The phenomenal Debbie Allen, three-time Emmy award winner for choreography, will present an original production at the John F. Kennedy Center’s Eisenhower Theater this weekend.
Allen’s “FREEZE FRAME… Stop the Madness,” is a fusion of cinema, spoken word, hip hop, song, and of course, dance, examining who we are and what role we can play in gun violence and social justice. The performance runs October 27 to 30.
Debbie Allen’s “FREEZE FRAME…Stop the Madness. (AP and Facebook Photos)
“It takes place on the moment of a horrible incident getting ready to happen, and it stops,” Allen told Garcelle Beauvais and Ross Matthews of the Hollywood Today Live Show. “That’s why I called it FREEZE FRAME.”
The sensational musical originally premiered at the 2013 Brisbane Festival in Australia, relaying to a packed audience the American dilemma at the intersection of gun violence, race relations, loving children, and the police. It was also performed at the Wallis Annenberg Center for the Performing Arts in Los Angeles this February. Allen, a Houston native and a graduate of Howard University, plays the role of a Latino grandmother who is also a third-generation gang member.
FREEZE FRAME’s fusion starts with film, leads into stage, then dance, song, monologue, spoken word, and drama. The edgy artwork shows how the character’s lives connect because of an act of violence. The audience experiences how the characters impact others through a “real world” lens, leading to a life-changing surprise ending.
Allen recently revealed that she would like to see FREEZE FRAME become a national performance tour with a panel discussion and a dance day. The Kennedy Center, in its Centennial Celebration, has identified FREEZE FRAME as part of its programming because the piece celebrates Courage and Justice, two of the five ideals inspired by the center’s visionary, President John F. Kennedy.
Allen, also a Golden Globe award winner for acting, created this powerful fusion of art disciplines as a response to her observation of gang violence and senseless killings in Los Angeles more than 30 years ago.
In a recent national survey of 2,010 adults, including 1,567 registered voters, The Pew Research Center found that “the public overall remains divided over whether it is generally more important to protect the right of Americans to own guns (52 percent) or to control gun ownership (46 percent) .” FREEZE FRAME is street-inspired, aiming to enlighten audiences’ awareness of gun violence. Allen has positioned the piece to transform everyone’s heart and soul.

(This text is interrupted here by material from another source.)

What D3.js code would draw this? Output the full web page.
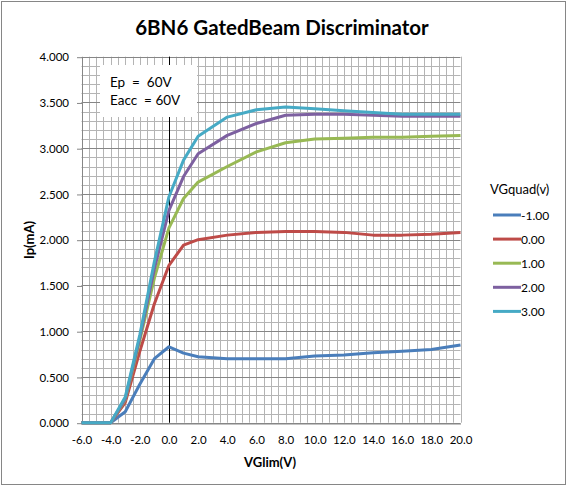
<!DOCTYPE html>
<meta charset="utf-8" />
<style>
    body { margin: 0; background: #fff; }
    text { font-family: Lato, "Open Sans", sans-serif; }
</style>
<svg width="568" height="487"></svg>
<script src="https://d3js.org/d3.v7.min.js"></script>
<script>
    // data
    var vglim = [-6, -5, -4, -3, -2, -1, 0, 1, 2, 4, 6, 8, 10, 12, 14, 16, 18, 20];
    var vgquad = ["-1.00", "0.00", "1.00", "2.00", "3.00"];
    var ipMinus1 = [0, 0, 0, 0.12, 0.42, 0.70, 0.83, 0.76, 0.72, 0.70, 0.70, 0.70, 0.73, 0.74, 0.765, 0.78, 0.80, 0.85];
    var ip0 = [0, 0, 0, 0.22, 0.78, 1.30, 1.72, 1.94, 2.00, 2.05, 2.08, 2.09, 2.09, 2.08, 2.05, 2.05, 2.06, 2.08];
    var ip1 = [0, 0, 0, 0.25, 0.90, 1.58, 2.13, 2.45, 2.63, 2.80, 2.96, 3.06, 3.10, 3.11, 3.12, 3.12, 3.13, 3.14];
    var ip2 = [0, 0, 0, 0.26, 0.93, 1.68, 2.32, 2.69, 2.94, 3.14, 3.27, 3.36, 3.37, 3.37, 3.36, 3.35, 3.35, 3.35];
    var ip3 = [0, 0, 0, 0.28, 0.96, 1.76, 2.47, 2.87, 3.13, 3.34, 3.42, 3.45, 3.43, 3.41, 3.39, 3.37, 3.37, 3.37];
    var series = [ipMinus1, ip0, ip1, ip2, ip3];
    var colors = ["#4a7ebb", "#be4b48", "#98b954", "#7d60a0", "#46aac5"];

    var svg = d3.select("svg");

    // chart border
    svg.append("rect")
        .attr("x", 1.5).attr("y", 1.5)
        .attr("width", 564).attr("height", 483)
        .attr("fill", "#fff")
        .attr("stroke", "#868686");

    var x = d3.scaleLinear().domain([-6, 20]).range([81.5, 460.5]);
    var y = d3.scaleLinear().domain([0, 4]).range([422.7, 56.7]);

    // grid
    var grid = svg.append("g");
    grid.selectAll(".vx")
        .data(d3.range(-6, 20.01, 0.5))
        .enter().append("line")
        .attr("x1", function (d) { return Math.round(x(d)) + 0.5; })
        .attr("x2", function (d) { return Math.round(x(d)) + 0.5; })
        .attr("y1", y(0)).attr("y2", y(4))
        .attr("stroke", "#b4b4b4");
    grid.selectAll(".hy")
        .data(d3.range(0, 40.5, 1))
        .enter().append("line")
        .attr("x1", x(-6)).attr("x2", x(20))
        .attr("y1", function (d) { return Math.round(y(d / 10)) + 0.5; })
        .attr("y2", function (d) { return Math.round(y(d / 10)) + 0.5; })
        .attr("stroke", function (d) { return d % 5 === 0 ? "#868686" : "#b4b4b4"; });

    // y axis ticks on the left
    var yAxis = d3.axisLeft(y)
        .tickValues(d3.range(0, 4.01, 0.5))
        .tickFormat(function (d) { return d.toFixed(3); })
        .tickSize(5)
        .tickSizeOuter(0);
    var gy = svg.append("g")
        .attr("transform", "translate(" + Math.round(x(-6)) + ",0.5)")
        .call(yAxis);
    gy.select(".domain").attr("stroke", "#868686");
    gy.selectAll(".tick line").attr("stroke", "#868686");
    gy.selectAll(".tick text")
        .attr("font-size", 11.5)
        .attr("font-family", "Lato, sans-serif")
        .attr("fill", "#000")
        .attr("x", -13);

    // x axis labels along the bottom (plain hyphen minus like the original)
    var xAxis = d3.axisBottom(x)
        .tickValues(d3.range(-6, 20.01, 2))
        .tickFormat(function (d) { return d.toFixed(1); })
        .tickSize(0)
        .tickSizeOuter(0);
    var gx = svg.append("g")
        .attr("transform", "translate(0," + (Math.round(y(0)) + 0.5) + ")")
        .call(xAxis);
    gx.select(".domain").attr("stroke", "#868686");
    gx.selectAll(".tick text")
        .attr("font-size", 11.5)
        .attr("font-family", "Lato, sans-serif")
        .attr("fill", "#000")
        .attr("dy", "1.55em");

    // vertical axis line at x = 0
    svg.append("line")
        .attr("x1", Math.round(x(0)) + 0.5).attr("x2", Math.round(x(0)) + 0.5)
        .attr("y1", y(0)).attr("y2", y(4))
        .attr("stroke", "#000");

    // annotation box
    svg.append("rect")
        .attr("x", 100).attr("y", 65)
        .attr("width", 97).attr("height", 52)
        .attr("fill", "#fff");
    svg.append("text")
        .attr("x", 110).attr("y", 87)
        .attr("font-size", 13.5)
        .attr("xml:space", "preserve")
        .text("Ep  =  60V");
    svg.append("text")
        .attr("x", 110).attr("y", 104.5)
        .attr("font-size", 13.5)
        .attr("xml:space", "preserve")
        .text("Eacc  = 60V");

    // series lines
    var line = d3.line()
        .x(function (d, i) { return x(vglim[i]); })
        .y(function (d) { return y(d); });

    svg.append("g")
        .selectAll("path")
        .data(series)
        .enter()
        .append("path")
        .attr("d", line)
        .attr("fill", "none")
        .attr("stroke", function (d, i) { return colors[i]; })
        .attr("stroke-width", 3)
        .attr("stroke-linejoin", "round");

    // title and axis titles
    svg.append("text")
        .attr("x", 282).attr("y", 35)
        .attr("text-anchor", "middle")
        .attr("font-size", 20.5)
        .attr("font-weight", "bold")
        .text("6BN6 GatedBeam Discriminator");
    svg.append("text")
        .attr("x", 270).attr("y", 467)
        .attr("text-anchor", "middle")
        .attr("font-size", 13)
        .attr("font-weight", "bold")
        .text("VGlim(V)");
    svg.append("text")
        .attr("transform", "translate(34,240) rotate(-90)")
        .attr("text-anchor", "middle")
        .attr("font-size", 13)
        .attr("font-weight", "bold")
        .text("Ip(mA)");

    // legend
    svg.append("text")
        .attr("x", 490).attr("y", 194)
        .attr("font-size", 13)
        .text("VGquad(v)");
    var leg = svg.append("g")
        .selectAll("g")
        .data(vgquad)
        .enter()
        .append("g")
        .attr("transform", function (d, i) { return "translate(0," + (215 + i * 24.1) + ")"; });
    leg.append("line")
        .attr("x1", 493).attr("x2", 521)
        .attr("stroke", function (d, i) { return colors[i]; })
        .attr("stroke-width", 3);
    leg.append("text")
        .attr("x", 521).attr("y", 4.5)
        .attr("font-size", 12)
        .text(function (d) { return d; });
</script>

On the multiple Golden Globe and Emmy Award-winning TV show “Fame,” Allen’s character Lydia Grant memorably told dancers “you’ve got big dreams, you want fame, well fame costs; and right here is where you start paying… in sweat.” Allen is also an executive producer of Shonda Rhimes “Grey’s Anatomy” series.
Allen told Markette Sheppard and Chris Leary of the Great Day Washington TV Show that she feels chosen to produce FREEZE FRAME based upon her life’s work in the performing arts and the diverse Black and Latino community.
“When I worked for Ms. Allen as a dance instructor and stage manager at the Debbie Allen Dance Academy, we would come to Washington, D.C. to perform a production, and then take it back to Los Angeles as a gala production,” said Ralph Glenmore, a former Alvin Ailey dancer of nine years and a native Washingtonian. Over several years, Glenmore performed “Chorus Line” on Broadway and on tour, and later served as resident dance supervisor for “The Lion King” in Los Angeles.
“Ms. Allen can do everything,” he added. “She has the energy. She can teach, she can dance, she can perform, and direct. You have to respect her and follow her to learn. I would think, how do you do this, to keep this going?”
A free panel discussion will follow the 8 p.m. performance of FREEZE FRAME on Oct. 29, titled “Power of the Arts to Be Transformative,” and hosted by Whoopi Goldberg. Panelists include Nicole Hockley of Sandy Hook Promise; BET Honors Television and award-winning filmmaker Lee Daniels; BET Honors Theatrical Arts award-winner Phylicia Rashad; Dr. Michael Eric Dyson of Georgetown University; and Kayla Hicks, the Director of the African-American & Community Outreach with the Educational Fund to Stop Gun Violence.